Brexit (2019) ☆☆☆(3/4): Behind Brexit


When I encountered the trailer of British TV movie “Brexit”, I wondered whether it was too early to make a film about Brexit. After all, Britain and its government and people are still struggling with the ongoing consequence of that catastrophic referendum in June 2016 even at this point, and the historical significance of Brexit has not yet been solidified enough for us to see an emerging big picture surrounding it.

Anyway, I am happy to tell you that “Brexit” turns out to be fairly entertaining and thought-provoking despite several inherent weak aspects including its understandably narrow perspective. While it is compelling to watch how a major social/political paradigm shift happened via the Vote Leave campaign for the 2016 referendum in Britain, it is also unnerving to observe its eventual ramifications, and you may become worried a lot about what may be possible in a brave new world to come.

The story of the movie mainly revolves around Dominic Cummings (Benedict Cumberbatch), who was the main political strategist for the Vote Leave campaign at that time. Although he is reluctant when his fellow political strategist Matthew Elliot (John Heffernan) asks him to supervise the Vote Leave campaign, he eventually agrees to head the campaign once Elliot promises him the total control of the campaign without any interference, and he soon embarks on searching for any possible way to beat the Vote Remain campaign, which is going to be headed by Craig Oliver (Rory Kinnear).

After discerning that his campaign needs to target millions of people who are usually not so interested in voting, Cummings decides to try something quite different. Instead of a traditional campaign strategy depending on posters and phone-calls/leaflets delivered by local members of parliament, he and his strategy team members are going to focus on finding and then luring potential Leave voters via new digital technologies, and he soon contacts AggregateIQ, a computer software company which has built a massive database from the daily online activities of countless social media tool users. Through the database of AggregateIQ, it is possible to find all the potential Leave voters around the country within a short period, and it is also quite possible to push them further to the upcoming referendum.


Well aware of the importance of a simple but effective slogan, Cummings tries to find the right slogan, and, by coincidence, he comes to have a small but brilliant idea on improving the original slogan.
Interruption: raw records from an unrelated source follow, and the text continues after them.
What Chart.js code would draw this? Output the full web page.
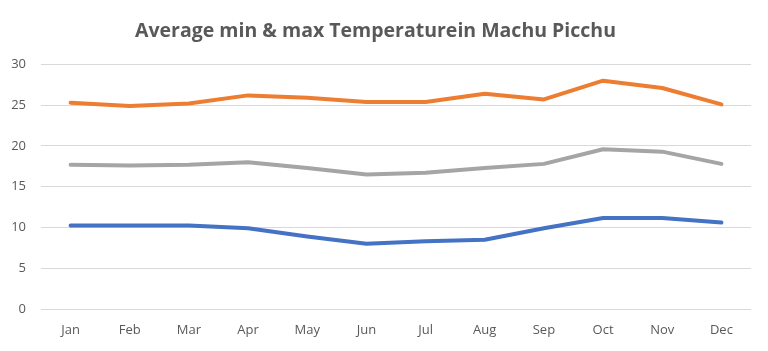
<!DOCTYPE html>
<html>
<head>
<meta charset="utf-8">
<script src="https://cdn.jsdelivr.net/npm/chart.js@4/dist/chart.umd.min.js"></script>
<style>
  html, body { margin: 0; padding: 0; background: #fff; }
  #wrap { width: 768px; height: 351px; }
</style>
</head>
<body>
<div id="wrap"><canvas id="chart" width="768" height="351"></canvas></div>
<script>
const months = ['Jan', 'Feb', 'Mar', 'Apr', 'May', 'Jun', 'Jul', 'Aug', 'Sep', 'Oct', 'Nov', 'Dec']
const maxTemp = [25.3, 24.9, 25.2, 26.2, 25.9, 25.4, 25.4, 26.4, 25.7, 28.0, 27.1, 25.1]
const avgTemp = [17.7, 17.6, 17.7, 18.0, 17.3, 16.5, 16.7, 17.3, 17.8, 19.6, 19.3, 17.8]
const minTemp = [10.25, 10.25, 10.25, 9.9, 8.9, 8.0, 8.3, 8.5, 9.9, 11.15, 11.15, 10.6]
const yTicks = [0, 5, 10, 15, 20, 25, 30]

const series = [
    {label: 'Max', points: maxTemp, color: '#ED7D31'},
    {label: 'Avg', points: avgTemp, color: '#A5A5A5'},
    {label: 'Min', points: minTemp, color: '#4472C4'},
]

const datasets = []
series.forEach(s => {datasets.push({
    label: s.label,
    data: s.points,
    borderColor: s.color,
    backgroundColor: s.color,
    borderWidth: 4,
    pointRadius: 0,
    tension: 0,
    borderCapStyle: 'round',
    borderJoinStyle: 'round',
    fill: false,
})})

const textColor = '#595959'

new Chart(document.getElementById('chart'), {
    type: 'line',
    data: {
        labels: months,
        datasets: datasets
    },
    options: {
        responsive: false,
        animation: false,
        layout: {
            padding: {left: 0, right: 17, top: 0, bottom: 0}
        },
        plugins: {
            legend: {display: false},
            tooltip: {enabled: false},
            title: {
                display: true,
                text: 'Average min & max Temperaturein Machu Picchu',
                color: textColor,
                font: {family: 'Open Sans', size: 19.5, weight: 'bold'},
                padding: {top: 20, bottom: 21}
            }
        },
        scales: {
            x: {
                offset: true,
                grid: {display: false, drawTicks: false},
                border: {display: false},
                ticks: {
                    color: textColor,
                    font: {family: 'Open Sans', size: 13},
                    padding: 13,
                    maxRotation: 0
                },
                afterFit: scale => { scale.height = 42 }
            },
            y: {
                min: 0,
                max: 30,
                afterBuildTicks: scale => { scale.ticks = yTicks.map(v => ({value: v})) },
                grid: {color: '#D9D9D9', lineWidth: 1, drawTicks: false},
                border: {display: false},
                ticks: {
                    color: textColor,
                    font: {family: 'Open Sans', size: 13},
                    padding: 15
                },
                afterFit: scale => { scale.width = 41 }
            }
        }
    }
});
</script>
</body>
</html>
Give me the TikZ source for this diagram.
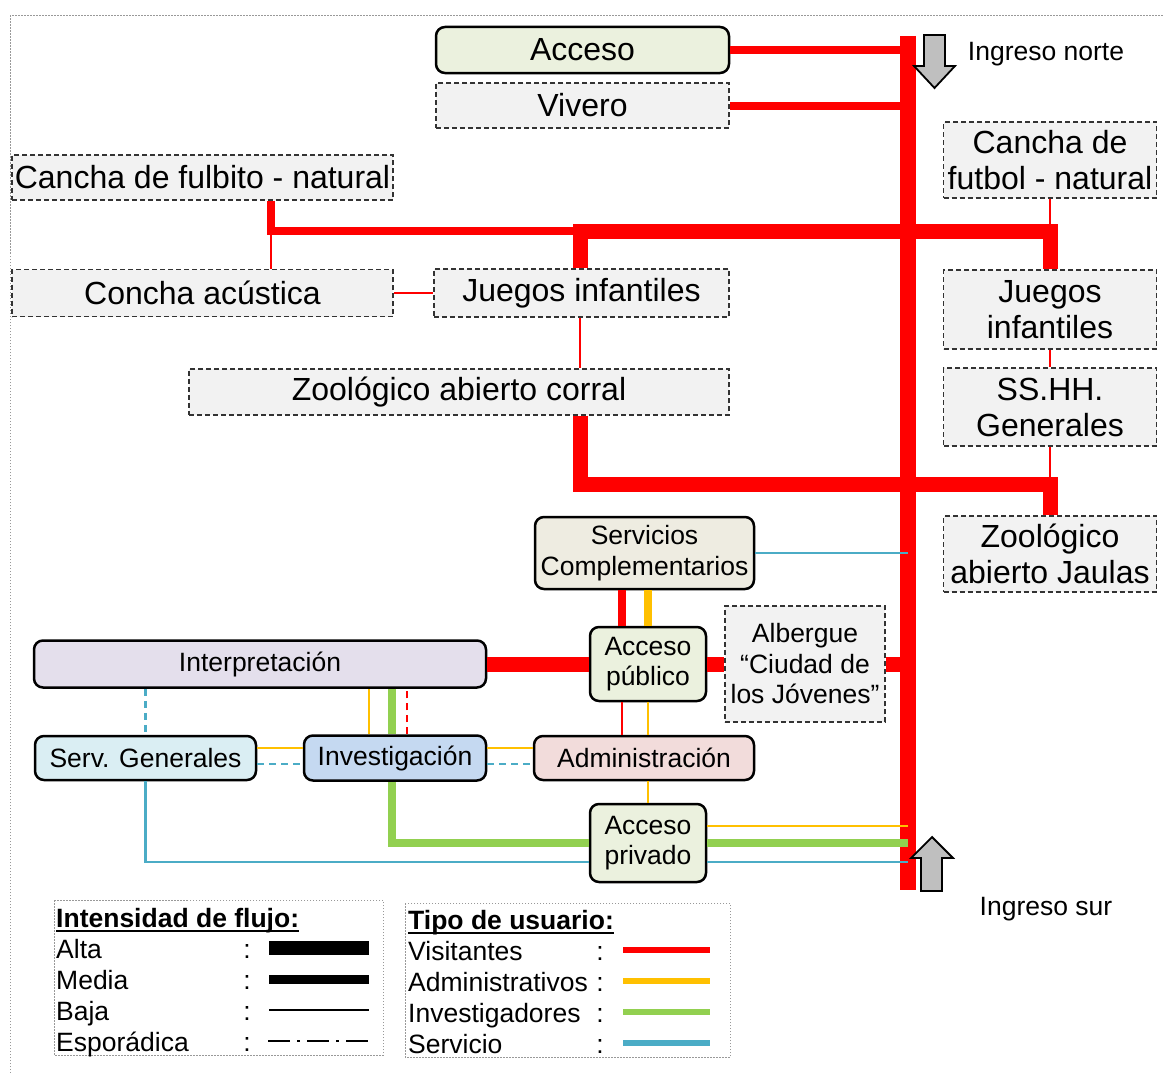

All he has to do is inserting ‘back’ into the original slogan, and the resulting new slogan, “Take Back Control”, turns out to be as hugely effective as, say, “Make America Great Again”.

In the meantime, as pushing the campaign in his own way, Cummings frequently clash with Elliot and other main figures of the Leave Campaign. They are not so happy when Cummings refuses to be associated with Nigel Farage (Paul Ryan) and his UK Independence Party (UKIP) party for a strategic reason, and they try to persuade Cummings to step down from his position at one point, but Cummings adamantly sticks to his position. He even fires the chairman of the Board for Vote Leave, and then he keeps going his way as usual.

In the end, nobody complains when it gradually turns out that Cummings was right from the beginning. Once the database is installed by a bunch of technicians from AggregateIQ, he and his campaign team can gather the information on heaps of potential Leave voters who have felt disfranchised and resentful about the government for years, and then they induce more fear and resentment among these voters for the success of their campaign. As sensing the consequent change in public opinion, several prominent politicians including Boris Johnson (Richard Goulding) and Michael Gove (Oliver Maltman) come to support the Leave Vote campaign in public, and Oliver and his Vote Remain campaign team begin to realize that something is going quite wrong, especially after he witnesses the disastrous outcome of one focus group meeting.


As busily juggling many different story elements together, the screenplay by James Graham, which is based on “Based on All Out War: The Full Story of How Brexit Sank Britain’s Political Class” by Tim Shipman and “Unleashing Demons: The Inside Story of Brexit” by Oliver, does not let us get confused at all, and the movie steadily maintains its narrative momentum under director Toby Haynes’ competent direction. Although it tumbles during its prologue and epilogue, the movie mostly succeeds in delivering enough drama and information to us, and it was also anchored well by another strong performance from Benedict Cumberbatch, who, as shown from BBC TV series “Sherlock”, can effortlessly play a smart, confident guy with antisocial aspects.

In case of the other performers surrounding Cumberbatch, they are less prominent in comparison, but Rory Kinnear has a memorable scene when his character happens to come across Cummings later in the story. As Oliver and Cummings discuss with each other on what may come next in the future, Kinnear and Cumberbatch generate a moment of quiet intensity as two men in opposing positions, and that is certainly one of several highpoints in the film.

On the whole, “Brexit” did its job as well as intended although it inevitably feels rather incomplete in the end. As reflected by what is told to us at the end of the story, the historical narrative of Brexit continues to unfold with more facts and consequences to behold, and we will probably come to see its real historical lesson after several more years. Will there be a sequel examining that?